Working with teams isn’t just individual coaching with more people. It takes expert skill at facilitation, conflict resolution and negotiation for starters. It calls for deep experience managing group power imbalances, recognizing cultural and perceptual differences, and making learning accessible to diverse learning styles. It also involves—lets face it—helping some team members overcome their initial discomfort or even cynicism about having effective team conversations. (When teams have a history of frustrating conversations or disappointing results, cynicism is common.)
Our team coaching clients routinely experience…
- Unexpected and meaningful resolutions to long-buried conflicts
- Real conversations about important business issues that have previously been “undiscussable”
- Dramatically increased trust and transparency
- Clarifying and renegotiating competing commitments that are forcing team members to behave in siloed, counter-productive ways
- Much stronger and more satisfying team relationships
- Learning concrete collaborative skills that improve team members’ ability to give and receive important feedback without getting defensive or aggressive
- Transformed meetings—clearer focus, more timely decisions, and better commitments
- Mutual accountability, where team members know what they can count on each other for
We work with executive teams, extended leadership teams, boards, cross-functional teams and ad-hoc or project teams.
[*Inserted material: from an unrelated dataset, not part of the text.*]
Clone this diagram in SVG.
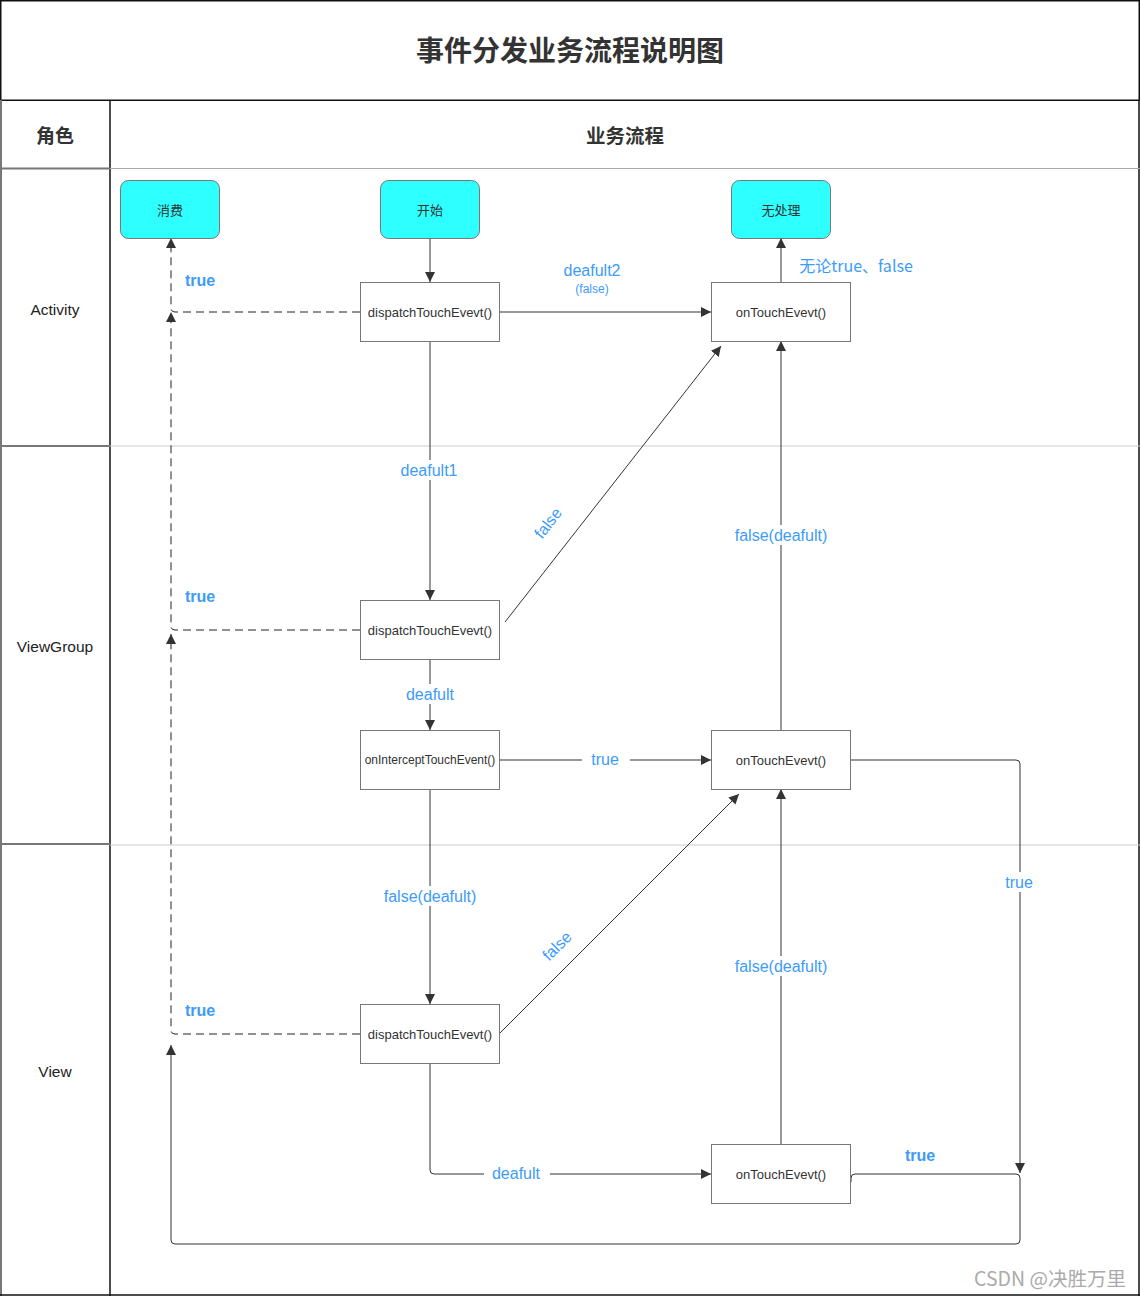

Our Team Coaching engagements typically start with an initial team meeting in which the coach meets and observes the team in action.* We then design with the client a team coaching program that reflects the needs, opportunities and timing of the team. Team coaching engagements often begin with a two and a half day offsite meeting co-facilitated by the team coach and team leader, followed by a schedule of regular team meetings that include coaching. We are adamant about always keeping the teams’ own critical business issues and concerns front and center in our coaching engagements.
*We often get asked whether this will give the coach a realistic picture, because the team will be on its best behavior. This is not a problem for two reasons: 1) Even when team members start off on their “best behavior,” their habitual ways of behaving and interacting with one another quickly resurface; and 2) Skilled coaches know what to look for in team interactions, even when people are trying hard to be “different.”
“This was of tremendous value. Before, everything was on hold (I was living in resignation). Now, I am working towards making things better. I am personally extremely satisfied and I’m making a difference.”
“I was functioning under two moods, resignation and fear. Resignation because of the team not being able to work together. Fear because team members usually took things personally and attacked instead of trying to resolve an issue. I have changed and I no longer function under fear and resignation. This has allowed me to bring up issues that will positively impact this office. We now speak to each other, listen to each other, make promises to change the things that aren’t working; we are more relaxed, more at ease with each other, we are all committed to the same goals.”
“As a result of the program, I have become much more aware of organizational obstacles to developing leadership, and a corresponding, and growing, awareness of alternative ways to approach problems.”